▸ Exercise directions
Look through the material below and copy exactly the lines from the line with "Write the Apache ECharts code for this chart." to the line with "const yTicks = [0, 10, 20, 30]", those two lines included.

┄┄┄┄┄┄┄┄┄┄┄┄┄┄┄┄┄┄┄┄

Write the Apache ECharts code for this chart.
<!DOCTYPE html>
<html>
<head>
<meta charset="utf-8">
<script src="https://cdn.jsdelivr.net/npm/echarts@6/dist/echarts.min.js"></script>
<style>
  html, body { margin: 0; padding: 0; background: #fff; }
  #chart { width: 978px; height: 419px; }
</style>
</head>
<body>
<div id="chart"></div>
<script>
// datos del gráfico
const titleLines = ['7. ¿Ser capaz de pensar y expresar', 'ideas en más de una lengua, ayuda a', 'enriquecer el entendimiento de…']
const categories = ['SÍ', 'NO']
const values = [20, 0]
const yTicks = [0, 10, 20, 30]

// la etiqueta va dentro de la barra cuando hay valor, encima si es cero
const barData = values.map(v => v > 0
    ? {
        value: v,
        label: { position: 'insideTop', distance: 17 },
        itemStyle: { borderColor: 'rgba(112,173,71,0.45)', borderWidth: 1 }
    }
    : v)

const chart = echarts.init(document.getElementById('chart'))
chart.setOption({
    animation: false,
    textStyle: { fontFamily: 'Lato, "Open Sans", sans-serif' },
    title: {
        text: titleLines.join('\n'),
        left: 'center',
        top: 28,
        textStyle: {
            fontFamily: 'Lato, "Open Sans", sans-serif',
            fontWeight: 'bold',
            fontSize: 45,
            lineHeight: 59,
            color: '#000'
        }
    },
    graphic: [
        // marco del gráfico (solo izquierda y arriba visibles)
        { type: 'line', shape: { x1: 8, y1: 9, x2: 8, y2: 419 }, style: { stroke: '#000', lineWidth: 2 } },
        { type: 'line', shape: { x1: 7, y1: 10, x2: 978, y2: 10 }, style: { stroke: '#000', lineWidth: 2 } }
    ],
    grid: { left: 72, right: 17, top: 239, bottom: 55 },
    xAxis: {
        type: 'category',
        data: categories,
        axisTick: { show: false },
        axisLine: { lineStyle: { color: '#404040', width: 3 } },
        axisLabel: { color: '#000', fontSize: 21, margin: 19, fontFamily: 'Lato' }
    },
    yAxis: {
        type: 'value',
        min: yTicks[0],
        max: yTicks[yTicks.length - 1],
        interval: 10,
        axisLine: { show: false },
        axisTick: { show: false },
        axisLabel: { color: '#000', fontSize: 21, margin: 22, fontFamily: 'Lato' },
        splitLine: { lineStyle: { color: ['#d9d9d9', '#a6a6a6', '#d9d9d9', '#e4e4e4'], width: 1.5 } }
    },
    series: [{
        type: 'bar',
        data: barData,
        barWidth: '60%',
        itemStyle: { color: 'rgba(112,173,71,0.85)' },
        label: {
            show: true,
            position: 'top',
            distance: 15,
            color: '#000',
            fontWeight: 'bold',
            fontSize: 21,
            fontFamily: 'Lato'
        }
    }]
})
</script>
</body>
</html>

┄┄┄┄┄┄┄┄┄┄┄┄┄┄┄┄┄┄┄┄

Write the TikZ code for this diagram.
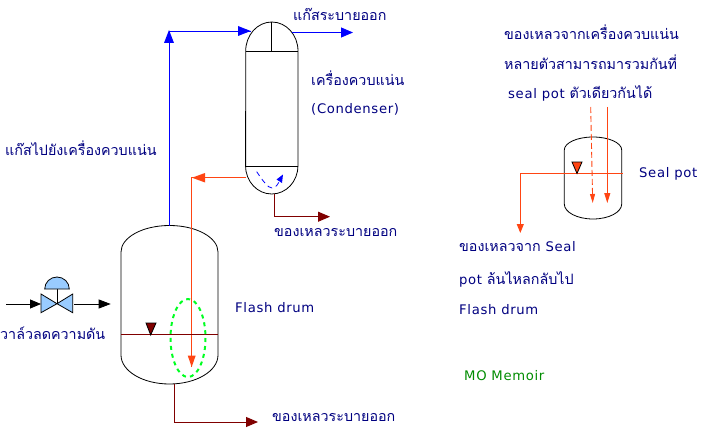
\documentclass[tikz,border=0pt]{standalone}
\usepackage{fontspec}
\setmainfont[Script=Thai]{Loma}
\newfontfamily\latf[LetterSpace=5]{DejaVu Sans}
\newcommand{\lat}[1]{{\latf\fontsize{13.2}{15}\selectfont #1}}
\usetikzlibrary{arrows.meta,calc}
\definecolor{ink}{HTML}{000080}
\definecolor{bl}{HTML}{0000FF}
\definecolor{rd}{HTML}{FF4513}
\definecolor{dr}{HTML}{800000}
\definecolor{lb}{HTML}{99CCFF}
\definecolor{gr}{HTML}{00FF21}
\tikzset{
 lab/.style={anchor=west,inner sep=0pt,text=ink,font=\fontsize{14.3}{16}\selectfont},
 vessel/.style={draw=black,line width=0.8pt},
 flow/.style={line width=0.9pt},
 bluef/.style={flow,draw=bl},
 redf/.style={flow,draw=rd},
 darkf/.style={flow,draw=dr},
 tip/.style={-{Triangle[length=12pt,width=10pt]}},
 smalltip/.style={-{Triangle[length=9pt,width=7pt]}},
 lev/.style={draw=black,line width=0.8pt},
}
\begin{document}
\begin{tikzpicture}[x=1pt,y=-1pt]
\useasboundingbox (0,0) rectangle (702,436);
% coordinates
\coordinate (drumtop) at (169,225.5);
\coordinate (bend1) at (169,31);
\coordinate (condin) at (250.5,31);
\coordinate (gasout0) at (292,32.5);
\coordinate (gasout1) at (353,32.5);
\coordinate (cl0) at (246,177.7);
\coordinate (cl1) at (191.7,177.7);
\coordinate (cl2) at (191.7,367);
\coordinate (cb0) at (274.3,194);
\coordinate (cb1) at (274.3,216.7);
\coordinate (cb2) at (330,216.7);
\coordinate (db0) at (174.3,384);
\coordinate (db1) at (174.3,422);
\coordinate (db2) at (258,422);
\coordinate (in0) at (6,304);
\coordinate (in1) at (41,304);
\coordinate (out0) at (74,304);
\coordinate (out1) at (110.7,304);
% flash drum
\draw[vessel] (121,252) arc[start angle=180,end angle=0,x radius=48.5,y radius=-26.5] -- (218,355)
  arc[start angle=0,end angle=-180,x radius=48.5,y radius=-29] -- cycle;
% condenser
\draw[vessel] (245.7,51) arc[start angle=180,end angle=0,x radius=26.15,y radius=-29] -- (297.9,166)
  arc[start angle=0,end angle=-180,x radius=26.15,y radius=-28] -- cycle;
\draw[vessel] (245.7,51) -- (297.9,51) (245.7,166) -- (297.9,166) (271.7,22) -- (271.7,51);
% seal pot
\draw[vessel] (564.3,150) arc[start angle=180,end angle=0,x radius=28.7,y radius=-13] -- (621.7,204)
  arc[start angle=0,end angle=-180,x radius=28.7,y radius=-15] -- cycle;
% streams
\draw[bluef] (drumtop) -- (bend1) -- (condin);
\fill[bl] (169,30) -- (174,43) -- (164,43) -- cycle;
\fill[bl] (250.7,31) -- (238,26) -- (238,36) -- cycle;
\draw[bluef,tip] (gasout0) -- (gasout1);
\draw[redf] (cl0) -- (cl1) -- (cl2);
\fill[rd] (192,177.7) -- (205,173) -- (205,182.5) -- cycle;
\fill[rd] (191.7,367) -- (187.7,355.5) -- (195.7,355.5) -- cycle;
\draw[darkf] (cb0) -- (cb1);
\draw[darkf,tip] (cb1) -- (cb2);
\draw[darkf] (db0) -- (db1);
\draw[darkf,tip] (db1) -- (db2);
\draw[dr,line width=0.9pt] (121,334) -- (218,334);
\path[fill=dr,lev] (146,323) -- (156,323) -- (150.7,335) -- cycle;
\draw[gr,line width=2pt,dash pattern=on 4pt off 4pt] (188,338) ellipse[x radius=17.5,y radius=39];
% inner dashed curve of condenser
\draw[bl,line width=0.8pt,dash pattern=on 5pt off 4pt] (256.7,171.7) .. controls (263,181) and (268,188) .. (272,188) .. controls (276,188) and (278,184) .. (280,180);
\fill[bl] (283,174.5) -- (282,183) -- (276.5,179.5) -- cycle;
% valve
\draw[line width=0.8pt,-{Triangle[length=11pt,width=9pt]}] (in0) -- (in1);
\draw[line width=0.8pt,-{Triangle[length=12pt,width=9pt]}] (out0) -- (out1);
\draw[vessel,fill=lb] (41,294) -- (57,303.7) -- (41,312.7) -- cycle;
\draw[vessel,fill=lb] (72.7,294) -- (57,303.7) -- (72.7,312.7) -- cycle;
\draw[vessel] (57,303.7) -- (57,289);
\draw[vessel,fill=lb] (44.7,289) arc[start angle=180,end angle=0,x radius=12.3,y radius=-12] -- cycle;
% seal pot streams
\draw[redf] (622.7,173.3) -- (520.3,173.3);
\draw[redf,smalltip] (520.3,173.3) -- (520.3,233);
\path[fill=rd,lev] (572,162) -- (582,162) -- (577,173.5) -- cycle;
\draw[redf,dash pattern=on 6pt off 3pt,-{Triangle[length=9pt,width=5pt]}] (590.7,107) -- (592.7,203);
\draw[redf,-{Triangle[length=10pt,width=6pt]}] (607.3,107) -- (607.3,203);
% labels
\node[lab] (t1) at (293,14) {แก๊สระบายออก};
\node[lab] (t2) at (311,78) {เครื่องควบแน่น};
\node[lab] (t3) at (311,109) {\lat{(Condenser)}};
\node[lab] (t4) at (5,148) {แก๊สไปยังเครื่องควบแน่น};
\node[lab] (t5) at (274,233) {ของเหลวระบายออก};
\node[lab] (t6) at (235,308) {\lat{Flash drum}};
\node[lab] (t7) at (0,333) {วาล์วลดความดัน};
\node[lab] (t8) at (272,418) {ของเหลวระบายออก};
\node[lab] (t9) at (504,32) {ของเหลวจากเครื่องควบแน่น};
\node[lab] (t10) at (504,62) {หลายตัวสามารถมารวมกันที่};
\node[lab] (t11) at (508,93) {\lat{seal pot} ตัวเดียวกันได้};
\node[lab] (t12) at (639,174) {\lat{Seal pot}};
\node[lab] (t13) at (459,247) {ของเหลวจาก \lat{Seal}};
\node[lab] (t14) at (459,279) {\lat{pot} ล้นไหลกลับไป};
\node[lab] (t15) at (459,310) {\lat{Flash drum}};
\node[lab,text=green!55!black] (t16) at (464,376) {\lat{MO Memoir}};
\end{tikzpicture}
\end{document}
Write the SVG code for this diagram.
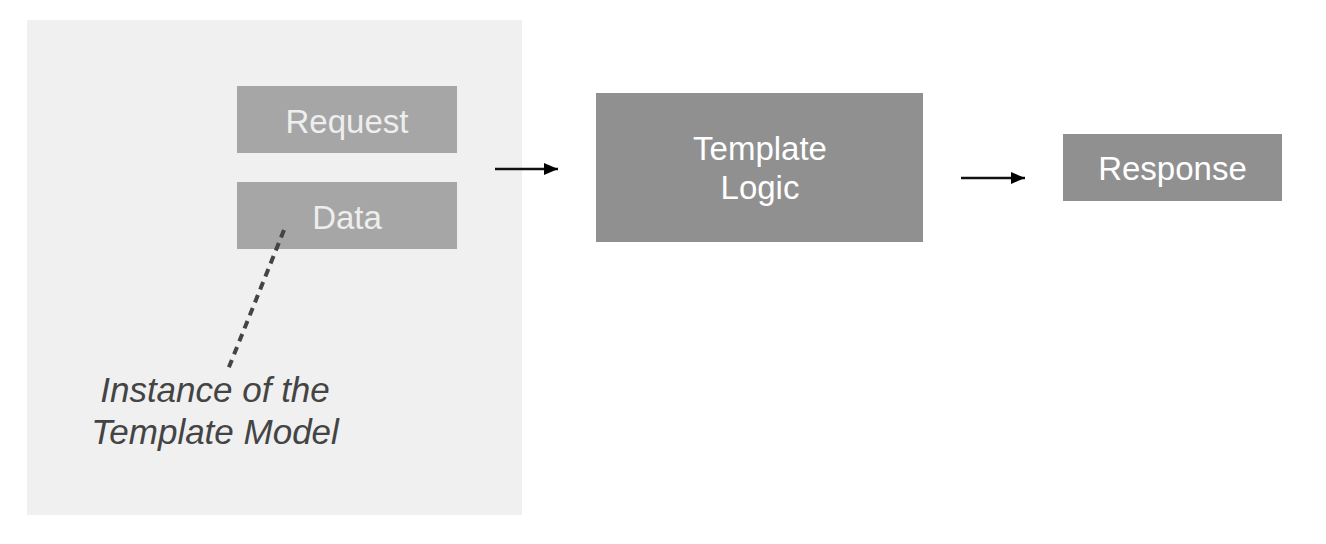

┄┄┄┄┄┄┄┄┄┄┄┄┄┄┄┄┄┄┄┄

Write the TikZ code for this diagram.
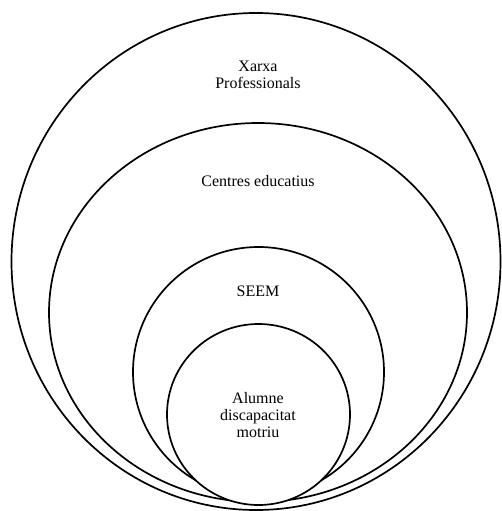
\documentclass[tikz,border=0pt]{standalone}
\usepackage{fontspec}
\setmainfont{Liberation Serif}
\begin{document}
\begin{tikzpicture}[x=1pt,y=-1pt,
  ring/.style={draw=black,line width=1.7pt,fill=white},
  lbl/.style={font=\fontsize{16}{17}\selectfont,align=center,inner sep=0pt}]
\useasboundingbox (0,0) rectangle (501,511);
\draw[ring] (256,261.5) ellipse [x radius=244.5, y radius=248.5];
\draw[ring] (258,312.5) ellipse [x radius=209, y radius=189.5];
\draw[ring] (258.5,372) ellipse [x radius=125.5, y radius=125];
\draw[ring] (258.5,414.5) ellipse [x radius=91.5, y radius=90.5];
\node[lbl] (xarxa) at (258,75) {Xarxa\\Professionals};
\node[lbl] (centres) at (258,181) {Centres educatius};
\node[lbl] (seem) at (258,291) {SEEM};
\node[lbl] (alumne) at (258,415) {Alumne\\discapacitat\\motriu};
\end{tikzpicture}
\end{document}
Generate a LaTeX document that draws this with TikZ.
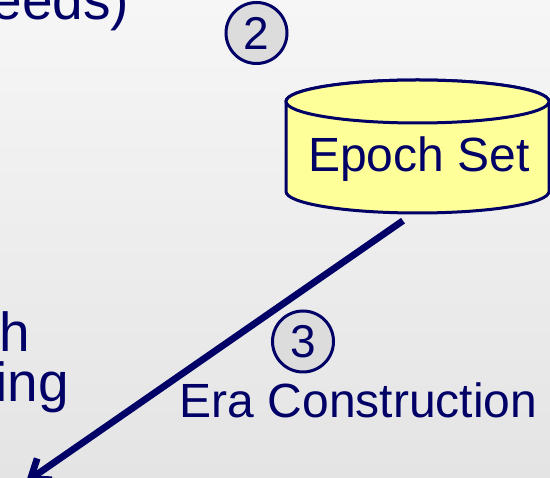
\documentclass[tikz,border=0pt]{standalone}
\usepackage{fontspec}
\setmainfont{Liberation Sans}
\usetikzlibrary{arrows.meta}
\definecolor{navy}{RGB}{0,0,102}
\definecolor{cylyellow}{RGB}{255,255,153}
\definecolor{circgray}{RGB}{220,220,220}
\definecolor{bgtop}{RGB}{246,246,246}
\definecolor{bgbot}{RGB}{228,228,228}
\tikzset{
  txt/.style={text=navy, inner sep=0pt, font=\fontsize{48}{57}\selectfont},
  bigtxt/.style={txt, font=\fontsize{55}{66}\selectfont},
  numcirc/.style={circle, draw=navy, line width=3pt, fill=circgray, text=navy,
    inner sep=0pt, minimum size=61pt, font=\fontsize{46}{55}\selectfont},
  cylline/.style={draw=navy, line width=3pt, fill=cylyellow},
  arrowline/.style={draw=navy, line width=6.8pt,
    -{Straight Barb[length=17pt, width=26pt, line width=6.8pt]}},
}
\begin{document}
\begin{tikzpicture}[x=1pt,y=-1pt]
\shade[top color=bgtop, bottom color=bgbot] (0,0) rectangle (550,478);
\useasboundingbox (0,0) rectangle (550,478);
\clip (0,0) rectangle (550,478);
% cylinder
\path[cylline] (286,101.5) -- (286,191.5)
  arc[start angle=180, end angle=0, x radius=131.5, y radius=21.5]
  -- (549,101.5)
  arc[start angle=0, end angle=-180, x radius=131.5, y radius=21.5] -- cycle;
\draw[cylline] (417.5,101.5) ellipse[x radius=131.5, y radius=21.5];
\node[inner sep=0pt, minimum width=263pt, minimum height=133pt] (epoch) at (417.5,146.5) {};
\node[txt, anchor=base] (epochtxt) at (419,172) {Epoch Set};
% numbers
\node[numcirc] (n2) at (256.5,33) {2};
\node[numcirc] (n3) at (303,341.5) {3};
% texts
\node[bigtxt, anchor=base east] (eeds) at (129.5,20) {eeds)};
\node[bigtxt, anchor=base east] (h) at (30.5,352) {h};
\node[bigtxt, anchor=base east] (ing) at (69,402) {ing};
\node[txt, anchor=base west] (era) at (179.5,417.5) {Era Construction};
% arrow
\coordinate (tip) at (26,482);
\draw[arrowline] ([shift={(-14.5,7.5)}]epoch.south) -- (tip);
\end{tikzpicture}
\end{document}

┄┄┄┄┄┄┄┄┄┄┄┄┄┄┄┄┄┄┄┄

▸ The result
Write the Apache ECharts code for this chart.
<!DOCTYPE html>
<html>
<head>
<meta charset="utf-8">
<script src="https://cdn.jsdelivr.net/npm/echarts@6/dist/echarts.min.js"></script>
<style>
  html, body { margin: 0; padding: 0; background: #fff; }
  #chart { width: 978px; height: 419px; }
</style>
</head>
<body>
<div id="chart"></div>
<script>
// datos del gráfico
const titleLines = ['7. ¿Ser capaz de pensar y expresar', 'ideas en más de una lengua, ayuda a', 'enriquecer el entendimiento de…']
const categories = ['SÍ', 'NO']
const values = [20, 0]
const yTicks = [0, 10, 20, 30]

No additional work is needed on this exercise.